In earlier evidence, Mrs Clark said she and her husband had become aware of difficulties between Robin and Margaret, that Robin was living in a caravan on the Every St section. But her impression was Robin and Margaret were very united in their aspirations for their children and very supportive of them.
Margaret was always very positive about the children, Mrs Clark said. But she recalled her sister mentioning some months before the murders that she had had to speak to David about the inappropriate way he was acting towards the other children, and that Robin, not he, was their father.
And Margaret told her David agreed he had been taking on too much responsibility, that he should have been treating his siblings as friends and not taking on the parental role.
Both Mr and Mrs Clark also gave evidence about their nephew becoming distressed after he insisted on reading a report in the Otago Daily Times about the shootings. They had been asked by the police to try to keep newspapers away from him.
Mr Clark said Bain started reading the report, then said ‘‘rubbish'' and became ‘‘upset to a certain degree''. He took him upstairs, where it was more private, and Bain said ‘‘they lied to me'', that some of his family were out of their beds when they were shot.
The accused then ‘‘sort of clenched his fists and went into a trance-like situation'', Mr Clark said. He remembered Bain saying ‘‘black hands, black hands, coming to take them away''.
At that stage, he thought it was ‘‘a bit beyond me'' and arranged for Detective Greg Dunne to come and talk to David. And when Det Dunne had gone through the three scenarios of who might be responsible for the killings - Robin, David or someone from outside the family - Bain responded
‘‘If he's done it, I cannot forgive him''.
‘‘I took that as a reference to Robin,'' Mr Clark said.
Mrs Clark described Bain sitting with his head in his hands, saying ‘‘They lied to me. They weren't asleep. They knew they were going to die. He had to look them in the eye and shoot them.''
Then everything changed, his body became tense, his fists clenched and he began speaking ‘‘as if the words were being dragged out of him''. She could feel spit on her face as Bain repeatedly talked about ‘‘black hands taking them away'', about ‘‘everyone dying'' and how he ‘‘couldn't stop them'', that he should have run faster.

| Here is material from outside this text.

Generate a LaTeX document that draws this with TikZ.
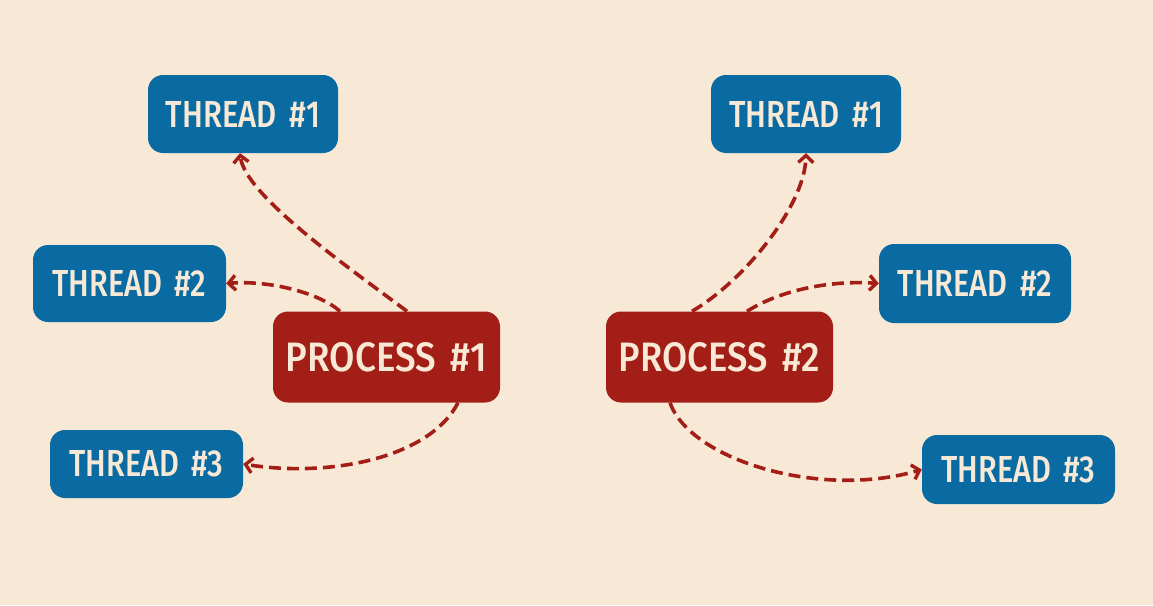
\documentclass[tikz,border=0pt]{standalone}
\usepackage{fontspec}
\setmainfont{Fira Sans}
\newfontfamily\lblfont{Fira Sans Medium}
\usetikzlibrary{arrows.meta}
\definecolor{bgc}{HTML}{F8E9D6}
\definecolor{blu}{HTML}{096BA2}
\definecolor{rd}{HTML}{A41E18}
\definecolor{txt}{HTML}{F8E9D6}
\newcommand{\thlbl}[2]{\resizebox{154pt}{26pt}{\lblfont #1\hspace{0.4em}#2}}
\newcommand{\prlbl}[2]{\resizebox{201pt}{29pt}{\lblfont #1\hspace{0.4em}#2}}
\tikzset{
  threadbox/.style={fill=blu, rounded corners=15pt, inner sep=0pt, text=txt, anchor=center},
  procbox/.style={fill=rd, rounded corners=15pt, inner sep=0pt, text=txt, anchor=center, minimum width=227pt, minimum height=91pt},
  link/.style={draw=rd, line width=3.6pt, dash pattern=on 12pt off 6pt, -{Straight Barb[length=7pt,width=15pt,line width=3.4pt]}}
}
\begin{document}
\begin{tikzpicture}[x=1pt,y=-1pt]
\useasboundingbox (0,0) rectangle (1153,605);
\fill[bgc] (0,0) rectangle (1153,605);
% left
\node[threadbox, minimum width=190pt, minimum height=78pt] (t1l) at (243,114) {\thlbl{THREAD}{\#1}};
\node[threadbox, minimum width=193pt, minimum height=77pt] (t2l) at (129.5,283.5) {\thlbl{THREAD}{\#2}};
\node[threadbox, minimum width=193pt, minimum height=68pt] (t3l) at (146.5,464) {\thlbl{THREAD}{\#3}};
\node[procbox] (p1) at (386.5,357) {\prlbl{PROCESS}{\#1}};
% right
\node[threadbox, minimum width=190pt, minimum height=78pt] (t1r) at (806,114) {\thlbl{THREAD}{\#1}};
\node[threadbox, minimum width=192pt, minimum height=79pt] (t2r) at (975,283.5) {\thlbl{THREAD}{\#2}};
\node[threadbox, minimum width=193pt, minimum height=69pt] (t3r) at (1018.5,469.5) {\thlbl{THREAD}{\#3}};
\node[procbox] (p2) at (719.5,357) {\prlbl{PROCESS}{\#2}};
% connectors left
\draw[link] ([xshift=20.5pt]p1.north) .. controls +(-60,-45) and +(5,42) .. ([xshift=-3pt]t1l.south);
\draw[link] ([xshift=-46.5pt]p1.north) .. controls +(-20,-18) and +(44,-3.5) .. (t2l.east);
\draw[link] ([xshift=71.5pt]p1.south) .. controls +(-28,55) and +(87,14) .. (t3l.east);
% connectors right
\draw[link] ([xshift=-27.5pt]p2.north) .. controls +(53,-31) and +(-1,52) .. (t1r.south);
\draw[link] ([xshift=27.5pt]p2.north) .. controls +(33,-21) and +(-49,-3.5) .. (t2r.west);
\draw[link] ([xshift=-49.5pt]p2.south) .. controls +(20,57) and +(-102,30) .. (t3r.west);
\end{tikzpicture}
\end{document}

She told him it was not his fault, but he repeatedly talked about ‘‘black hands taking them away''.
When she asked if they had tried to take him away, Bain said ‘‘no, just the family, just like [the movie] Schindler's List, dying, everyone dying all around''.
She asked if he had seen them dying.
He said ‘‘No, I only saw Mum and Dad and they were already dead.'' Bain was looking her straight in the eye and his speech was back to normal, Mrs Clark told the court.